Your task »
Leaving out the pictures, retype the lines from the beginning of the listing through the line containing "service_life = [20, 50, 100, 125]".

*-*-*

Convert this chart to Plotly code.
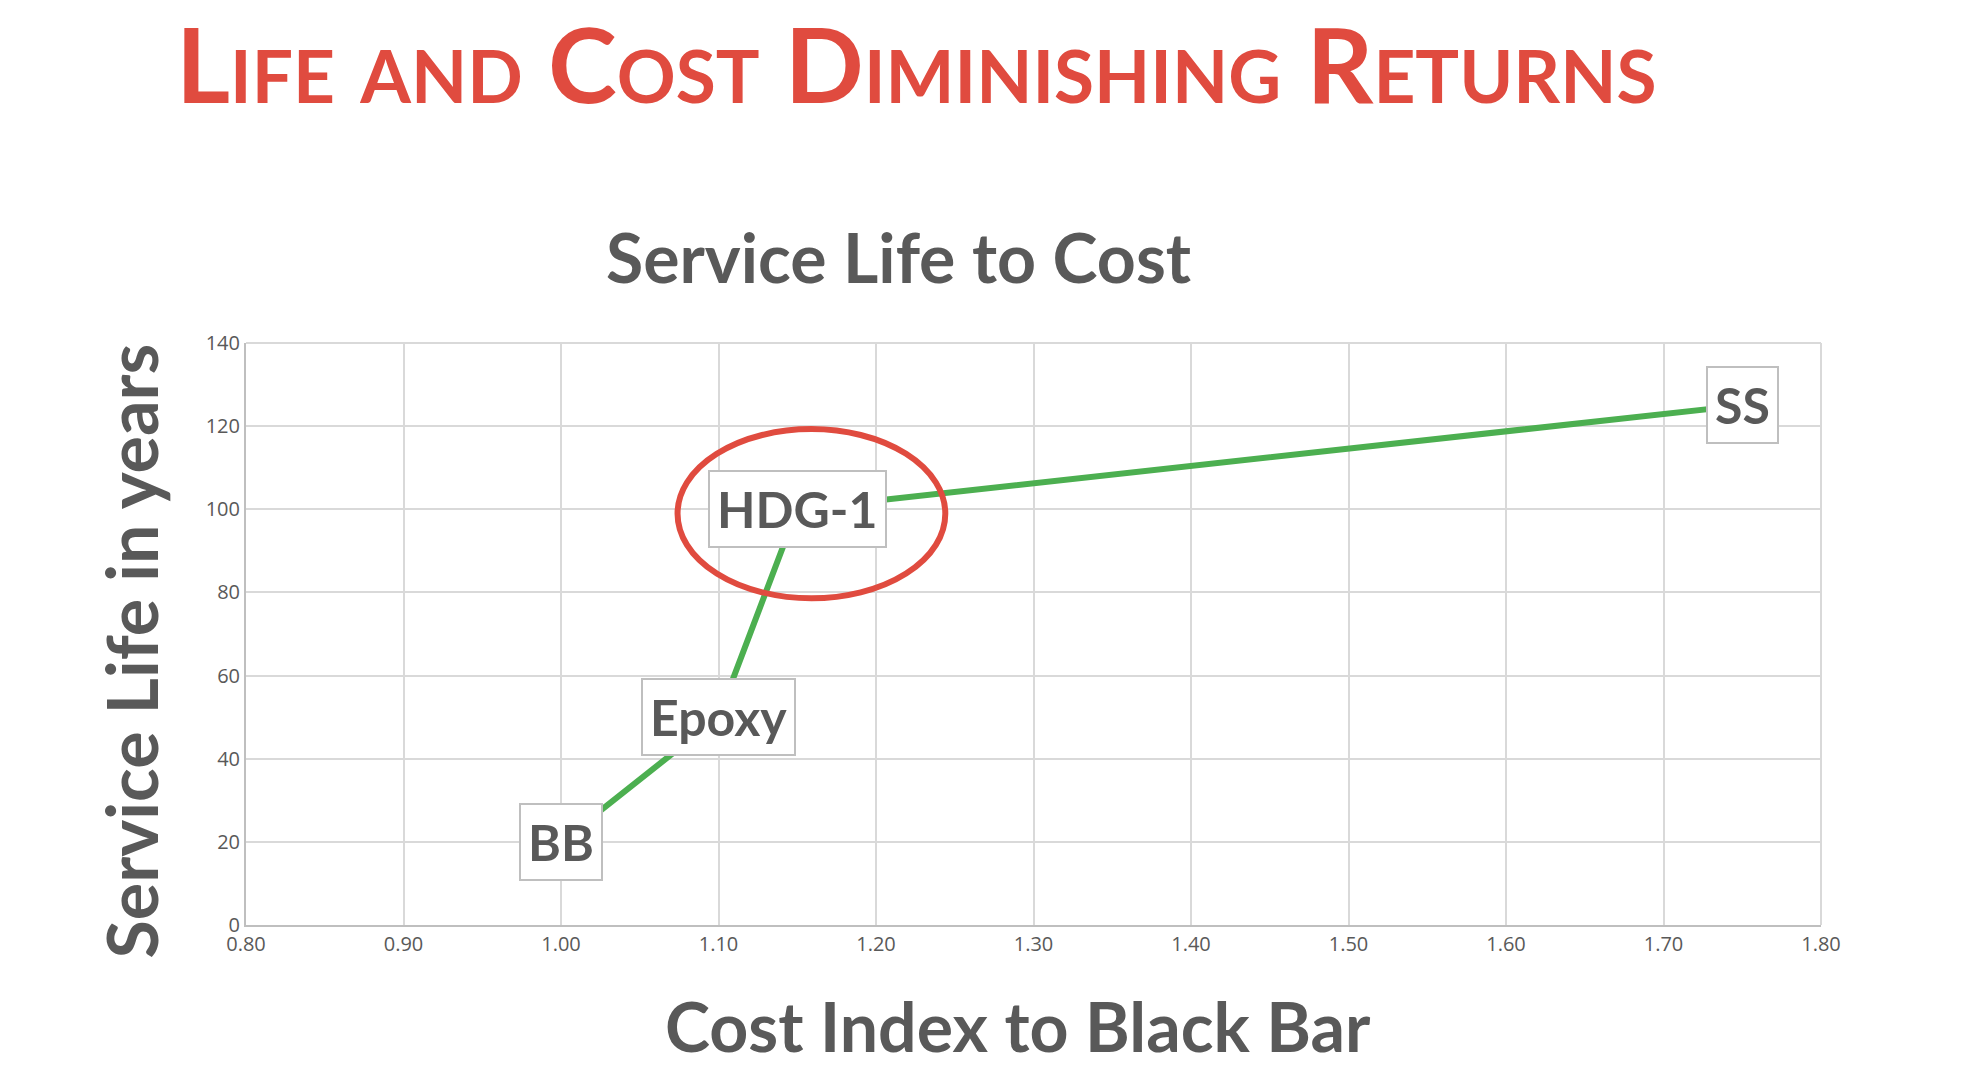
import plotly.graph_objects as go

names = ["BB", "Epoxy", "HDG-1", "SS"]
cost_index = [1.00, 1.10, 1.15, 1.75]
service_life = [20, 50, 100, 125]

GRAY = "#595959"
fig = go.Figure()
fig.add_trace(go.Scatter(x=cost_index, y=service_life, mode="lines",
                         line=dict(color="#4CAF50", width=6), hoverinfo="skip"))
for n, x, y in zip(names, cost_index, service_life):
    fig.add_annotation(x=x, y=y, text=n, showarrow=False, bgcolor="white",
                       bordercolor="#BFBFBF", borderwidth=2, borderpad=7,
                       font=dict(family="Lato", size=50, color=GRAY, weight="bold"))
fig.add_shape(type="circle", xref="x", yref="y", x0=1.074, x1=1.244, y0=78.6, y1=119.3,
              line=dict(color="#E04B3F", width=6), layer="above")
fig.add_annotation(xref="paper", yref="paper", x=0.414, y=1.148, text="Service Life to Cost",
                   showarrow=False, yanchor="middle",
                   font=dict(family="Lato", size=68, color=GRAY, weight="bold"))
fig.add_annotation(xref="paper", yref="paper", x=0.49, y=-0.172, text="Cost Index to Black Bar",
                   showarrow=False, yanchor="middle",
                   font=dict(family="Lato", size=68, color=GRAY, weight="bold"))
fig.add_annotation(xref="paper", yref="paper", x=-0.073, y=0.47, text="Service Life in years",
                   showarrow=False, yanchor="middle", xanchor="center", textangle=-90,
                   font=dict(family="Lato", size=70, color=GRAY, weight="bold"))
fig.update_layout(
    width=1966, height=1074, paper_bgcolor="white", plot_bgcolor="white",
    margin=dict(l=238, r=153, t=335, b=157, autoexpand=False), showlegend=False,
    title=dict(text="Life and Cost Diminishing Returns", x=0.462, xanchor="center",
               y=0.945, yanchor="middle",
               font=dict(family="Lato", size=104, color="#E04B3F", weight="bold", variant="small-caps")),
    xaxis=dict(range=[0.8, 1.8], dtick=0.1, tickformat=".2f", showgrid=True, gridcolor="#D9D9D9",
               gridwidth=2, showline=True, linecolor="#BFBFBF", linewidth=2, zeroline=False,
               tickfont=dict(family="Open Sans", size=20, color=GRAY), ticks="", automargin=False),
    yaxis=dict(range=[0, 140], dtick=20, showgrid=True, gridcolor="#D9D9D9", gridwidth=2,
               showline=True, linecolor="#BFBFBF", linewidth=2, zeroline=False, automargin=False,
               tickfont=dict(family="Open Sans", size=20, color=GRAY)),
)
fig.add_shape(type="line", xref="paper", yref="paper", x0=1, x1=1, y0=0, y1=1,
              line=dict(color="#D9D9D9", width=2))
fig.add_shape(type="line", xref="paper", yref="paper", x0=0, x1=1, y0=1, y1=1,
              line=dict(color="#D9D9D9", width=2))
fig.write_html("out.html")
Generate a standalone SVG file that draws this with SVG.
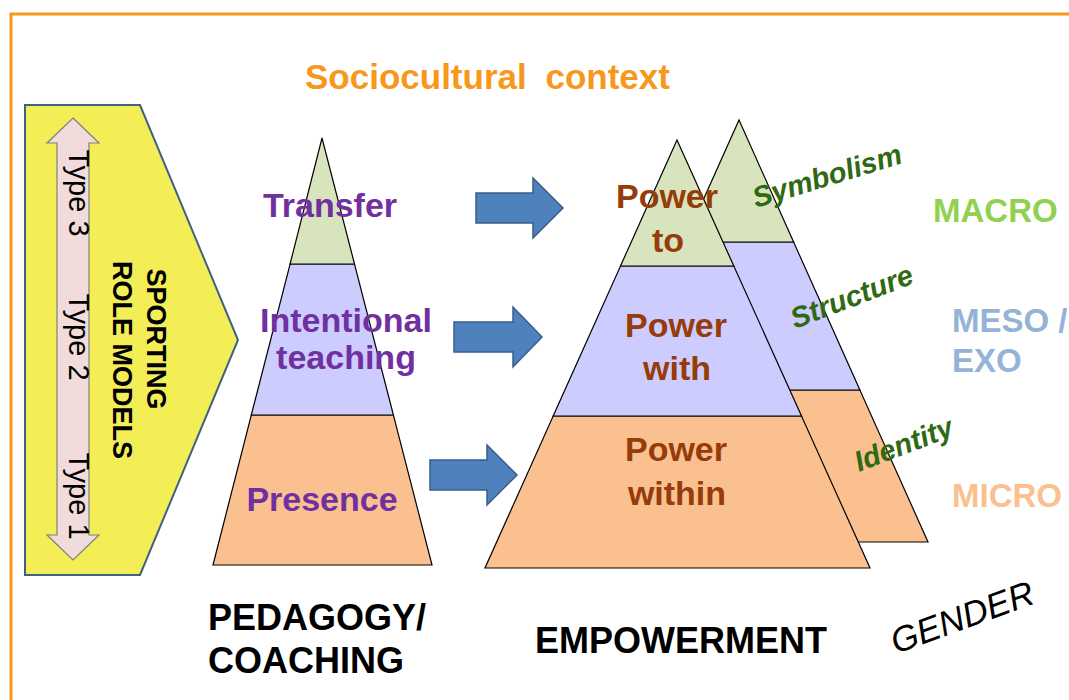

*-*-*

Final result »
Convert this chart to Plotly code.
import plotly.graph_objects as go

names = ["BB", "Epoxy", "HDG-1", "SS"]
cost_index = [1.00, 1.10, 1.15, 1.75]
service_life = [20, 50, 100, 125]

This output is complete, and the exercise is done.